When this happens, the acquiring person or entity must file a BOE-100-B (Statement of Change in Control and Ownership of Legal Entities) with the Board of Equalization within 90 days of the change in control. A separate filing requirement applies when cumulative transfers exceed 50 percent of total ownership interests among the original co-owners. The penalty for missing the 90-day deadline is 10 percent of the taxes on the newly reassessed property value.13State of California Board of Equalization. Statement of Change in Control and Ownership of Legal Entities, BOE-100-B
If the corporation does not own California real property, the BOE-100-B requirement does not apply.
The seller of corporate stock will owe taxes on any gain, and the combined federal and California tax bite can be significant.
If the seller held the shares for more than one year, the gain is taxed at the federal long-term capital gains rate: 0, 15, or 20 percent depending on taxable income. For 2026, the 20 percent rate kicks in at $545,501 for single filers and $613,701 for married couples filing jointly. Sellers with high incomes may also owe the 3.8 percent net investment income tax on top of the capital gains rate.
California does not offer a preferential rate for capital gains. All capital gains are taxed as ordinary income, which means the seller’s marginal state tax rate applies.

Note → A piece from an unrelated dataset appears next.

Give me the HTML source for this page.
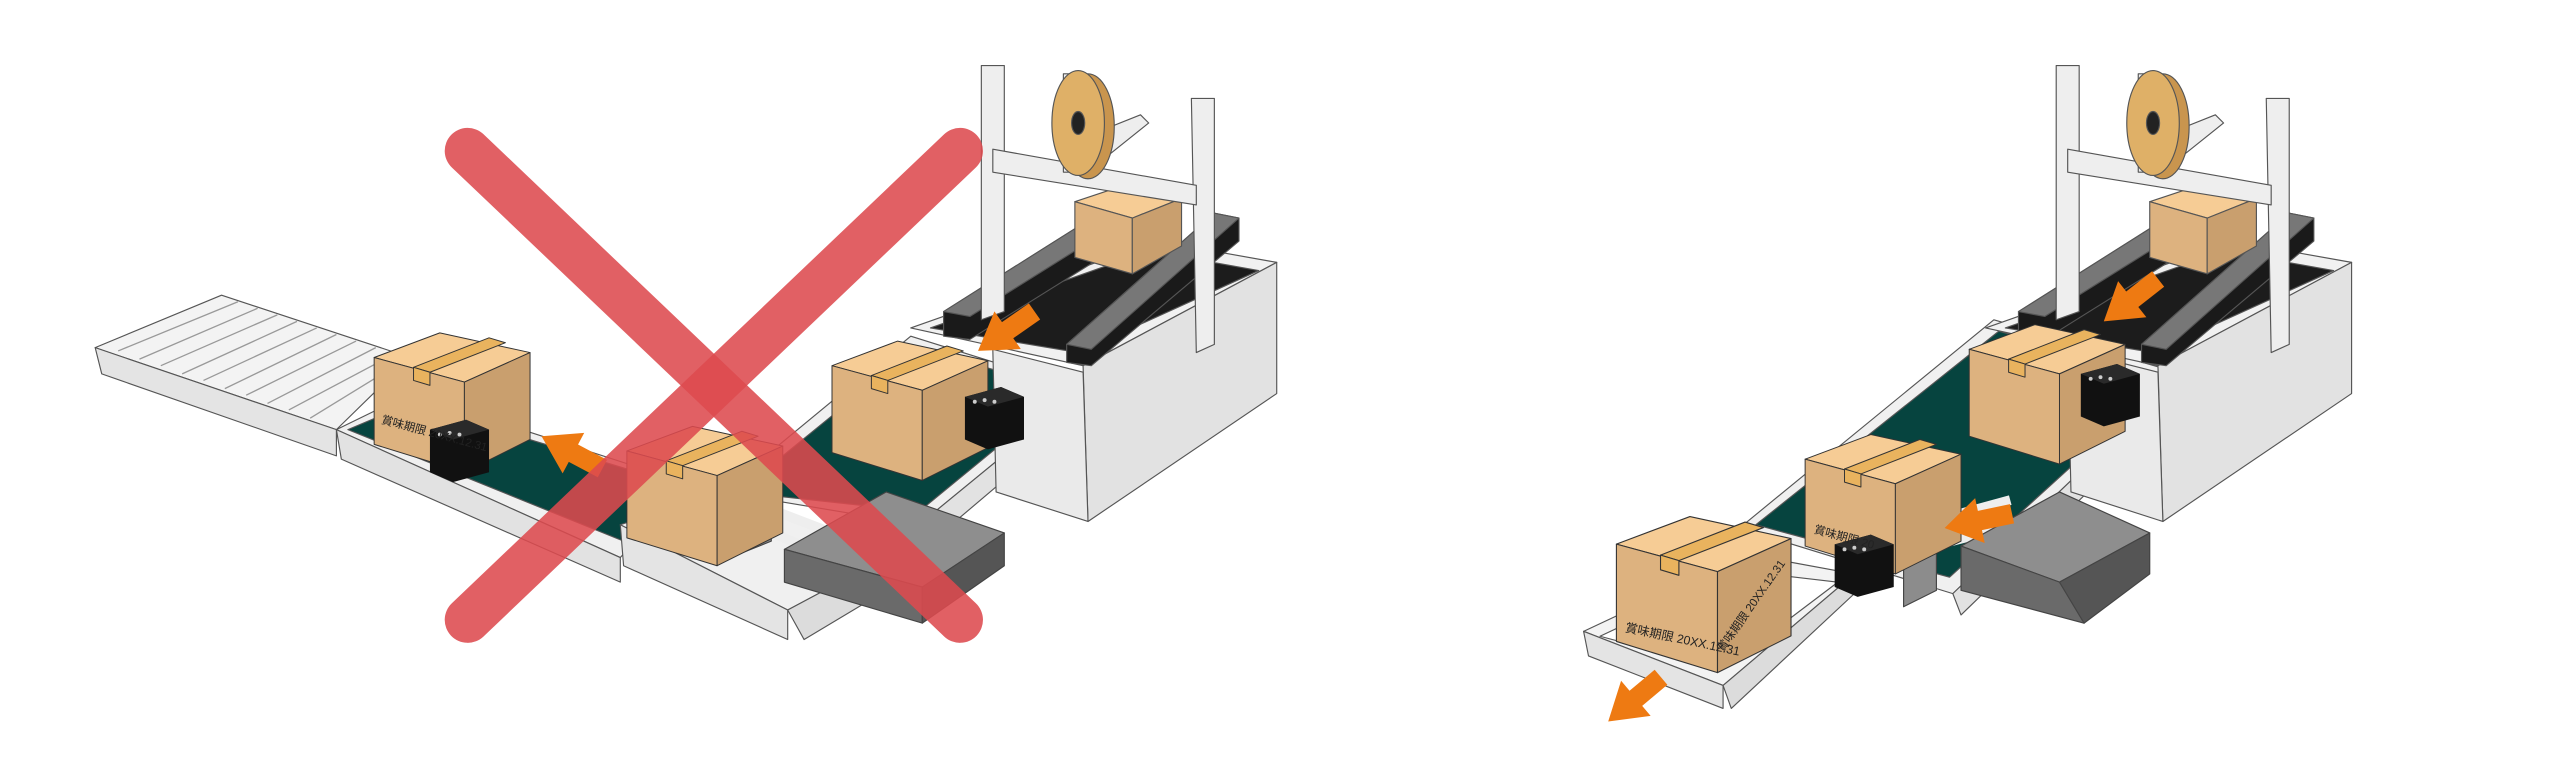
<!DOCTYPE html>
<html><head><meta charset="utf-8"><style>
html,body{margin:0;padding:0;background:#fff}
svg{display:block}
text{font-family:"Liberation Sans","Noto Sans CJK JP",sans-serif}
</style></head><body>
<svg width="2560" height="774" viewBox="0 0 1560 472" preserveAspectRatio="none" xmlns="http://www.w3.org/2000/svg">
<defs>
<g id="box" stroke="#333" stroke-width="0.6" stroke-linejoin="round">
<polygon points="0,15 40,0 95,12 55,30" fill="#f6cc95"/>
<polygon points="0,15 55,30 55,85 0,68" fill="#ddb27f"/>
<polygon points="55,30 95,12 95,65 55,85" fill="#c99f6e"/>
<polygon points="24,21 34,24 80,6 70,3" fill="#e9b35e"/>
<polygon points="24,21 34,24 34,32 24,29" fill="#e9b35e"/>
</g>
<g id="printer">
<polygon points="0,6 22,0 36,6 36,32 14,38 0,32" fill="#111"/>
<polygon points="0,6 22,0 36,6 14,12" fill="#2a2a2a"/>
<circle cx="6" cy="9" r="1.2" fill="#ccc"/><circle cx="12" cy="8" r="1.2" fill="#ccc"/><circle cx="18" cy="9" r="1.2" fill="#ccc"/>
</g>
<polygon id="arrow" points="0,0 22,-14 22,-6 42,-6 42,6 22,6 22,14" fill="#ee7a12"/>
<g id="sealer" stroke="#555" stroke-width="0.7" stroke-linejoin="round">
<!-- body -->
<polygon points="10,95 160,42 233,55 115,118" fill="#f1f1f1"/>
<polygon points="115,118 233,55 233,135 118,213" fill="#e2e2e2"/>
<polygon points="60,108 115,122 118,213 62,195" fill="#eaeaea"/>
<!-- dark belt -->
<polygon points="22,95 155,48 222,60 112,110" fill="#1c1c1c"/>
<!-- side belts -->
<polygon points="30,85 125,25 142,28 142,42 46,102 30,100" fill="#1a1a1a"/>
<polygon points="30,85 125,25 142,28 46,88" fill="#777"/>
<polygon points="105,105 195,25 210,28 210,42 120,118 105,116" fill="#1a1a1a"/>
<polygon points="105,105 195,25 210,28 120,108" fill="#777"/>
<!-- box on sealer -->
<polygon points="110,18 140,8 175,16 145,28" fill="#f6cc95"/>
<polygon points="110,18 145,28 145,62 110,52" fill="#ddb27f"/>
<polygon points="145,28 175,16 175,45 145,62" fill="#c99f6e"/>
<!-- uprights -->
<polygon points="53,-65 67,-65 67,85 53,90" fill="#eeeeee"/>
<polygon points="181,-45 195,-45 195,105 184,110" fill="#eeeeee"/>
<polygon points="60,-14 184,8 184,20 60,0" fill="#eeeeee"/>
<polygon points="103,-60 115,-60 115,0 103,0" fill="#eeeeee"/>
<polygon points="125,-25 150,-35 155,-30 130,-10" fill="#eeeeee"/>
<!-- tape roll -->
<ellipse cx="118" cy="-28" rx="16" ry="32" fill="#c9954e"/>
<ellipse cx="112" cy="-30" rx="16" ry="32" fill="#dfb067"/>
<ellipse cx="112" cy="-30" rx="4" ry="7" fill="#222"/>
</g>
</defs>

<!-- ================= LEFT SCENE ================= -->
<g stroke="#555" stroke-width="0.7" stroke-linejoin="round">
<polygon points="58,212 135,180 250,218 205,262" fill="#f3f3f3"/>
<polygon points="58,212 205,262 205,278 62,228" fill="#e4e4e4"/>
<g stroke="#999" stroke-width="0.8">
<line x1="72" y1="214" x2="145" y2="184"/><line x1="85" y1="219" x2="157" y2="188"/>
<line x1="98" y1="223" x2="169" y2="192"/><line x1="111" y1="228" x2="181" y2="196"/>
<line x1="124" y1="232" x2="193" y2="200"/><line x1="137" y1="237" x2="205" y2="204"/>
<line x1="150" y1="241" x2="217" y2="208"/><line x1="163" y1="246" x2="229" y2="212"/>
<line x1="176" y1="250" x2="240" y2="216"/><line x1="189" y1="255" x2="246" y2="220"/>
</g>
<polygon points="205,262 250,240 420,295 378,340" fill="#f0f0f0"/>
<polygon points="205,262 378,340 378,355 208,280" fill="#e2e2e2"/>
<polygon points="212,262 250,246 415,296 380,330" fill="#06443f"/>
<polygon points="440,300 555,205 660,238 560,320" fill="#f0f0f0"/>
<polygon points="450,300 558,212 650,238 560,312" fill="#06443f"/>
<polygon points="560,320 660,238 660,252 562,335" fill="#e2e2e2"/>
<polygon points="378,320 440,300 540,340 480,372" fill="#f0f0f0"/>
<polygon points="378,320 480,372 480,390 380,345" fill="#e4e4e4"/>
<polygon points="480,372 540,340 540,360 490,390" fill="#dcdcdc"/>
</g>
<use href="#sealer" x="545" y="105"/>
<g stroke="#444" stroke-width="0.7" stroke-linejoin="round">
<polygon points="445,290 470,280 470,330 445,340" fill="#8c8c8c"/>
<line x1="455" y1="305" x2="520" y2="330" stroke="#eee" stroke-width="6"/>
<line x1="455" y1="318" x2="505" y2="340" stroke="#eee" stroke-width="6"/>
<polygon points="478,335 540,300 612,325 562,358" fill="#8e8e8e"/>
<polygon points="478,335 562,358 562,380 478,355" fill="#6a6a6a"/>
<polygon points="562,358 612,325 612,345 562,380" fill="#555"/>
</g>
<use href="#box" x="228" y="203"/>
<use href="#box" x="507" y="208"/>
<use href="#box" x="382" y="260"/>
<use href="#printer" x="262" y="256"/>
<use href="#printer" x="588" y="236"/>
<use href="#arrow" transform="translate(330,266) rotate(28)"/>
<use href="#arrow" transform="translate(596,214) rotate(-35)"/>
<text x="232" y="258" font-size="7" fill="#222" transform="rotate(15 232 258)">賞味期限 20XX.12.31</text>
<g stroke="#dd4a4f" stroke-opacity="0.88" stroke-width="28" stroke-linecap="round">
<line x1="285" y1="92" x2="585" y2="378"/>
<line x1="585" y1="92" x2="285" y2="378"/>
</g>

<!-- ================= RIGHT SCENE ================= -->
<g stroke="#555" stroke-width="0.7" stroke-linejoin="round">
<polygon points="1060,322 1215,195 1330,228 1190,362" fill="#f0f0f0"/>
<polygon points="1070,320 1218,202 1322,230 1188,352" fill="#06443f"/>
<polygon points="1190,362 1330,228 1330,244 1195,375" fill="#e2e2e2"/>
<polygon points="965,385 1065,338 1130,350 1050,418" fill="#f3f3f3"/>
<polygon points="975,388 1060,348 1120,355 1050,408" fill="#ffffff"/>
<polygon points="965,385 1050,418 1050,432 968,400" fill="#e4e4e4"/>
<polygon points="1050,418 1130,350 1130,362 1055,432" fill="#dcdcdc"/>
</g>
<use href="#sealer" x="1200" y="105"/>
<g stroke="#444" stroke-width="0.7" stroke-linejoin="round">
<polygon points="1160,318 1180,308 1180,360 1160,370" fill="#8c8c8c"/>
<line x1="1170" y1="320" x2="1225" y2="305" stroke="#eee" stroke-width="6"/>
<line x1="1170" y1="335" x2="1220" y2="322" stroke="#eee" stroke-width="6"/>
<polygon points="1195,333 1255,300 1310,325 1255,355" fill="#8e8e8e"/>
<polygon points="1195,333 1255,355 1270,380 1195,360" fill="#6a6a6a"/>
<polygon points="1255,355 1310,325 1310,350 1270,380" fill="#555"/>
</g>
<use href="#box" x="1200" y="198"/>
<use href="#box" x="1100" y="265"/>
<use href="#box" transform="translate(985,315) scale(1.12)"/>
<use href="#printer" x="1268" y="222"/>
<use href="#printer" x="1118" y="326"/>
<text x="990" y="385" font-size="7.5" fill="#222" transform="rotate(12 990 385)">賞味期限 20XX.12.31</text>
<text x="1050" y="398" font-size="7" fill="#222" transform="rotate(-55 1050 398)">賞味期限 20XX.12.31</text>
<text x="1105" y="325" font-size="7" fill="#222" transform="rotate(15 1105 325)">賞味期限 20</text>
<use href="#arrow" transform="translate(1282,196) rotate(-38)"/>
<use href="#arrow" transform="translate(1185,322) rotate(-12)"/>
<use href="#arrow" transform="translate(980,440) rotate(-40)"/>
</svg>
</body></html>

Depending on total income, that rate can reach 13.3 percent.14Franchise Tax Board. Capital Gains and Losses Combined with the federal rate, a high-income seller could face an effective rate above 37 percent on the stock sale proceeds. Planning the sale across tax years or structuring installment payments can sometimes reduce the impact, but this is territory where a tax advisor earns their fee.
Buyers and sellers often disagree about whether to structure a deal as a stock purchase or an asset purchase because the tax consequences differ. In a stock sale, the buyer takes the corporation as-is, including all liabilities. In an asset sale, the buyer picks specific assets and the purchase price must be allocated among asset classes. The IRS requires both buyer and seller to file Form 8594 for asset acquisitions, but this form does not apply to stock purchases.15Internal Revenue Service. Instructions for Form 8594, Asset Acquisition Statement Under Section 1060 Understanding this distinction matters because buyers generally prefer asset deals for the step-up in tax basis, while sellers generally prefer stock deals for simpler capital gains treatment.
If the ownership change results in a new “responsible party” for the corporation, federal regulations require you to report the change to the IRS within 60 days using Form 8822-B. The responsible party is the individual who has authority to control or manage the corporation’s funds and assets. A change in the majority shareholder typically triggers this requirement.16Internal Revenue Service. Form 8822-B, Change of Address or Responsible Party – Business
As of March 2025, domestic corporations are exempt from filing beneficial ownership information reports with FinCEN under the Corporate Transparency Act. A March 2025 interim final rule formally exempted all entities created in the United States from these reporting requirements.17Financial Crimes Enforcement Network. Beneficial Ownership Information Reporting
The consequences of cutting corners range from annoying to devastating:
Reviving a suspended corporation requires clearing the delinquent filings, paying back taxes and penalties to the Franchise Tax Board, and often paying reinstatement fees to the Secretary of State. The process can take months and cost thousands of dollars in professional fees alone.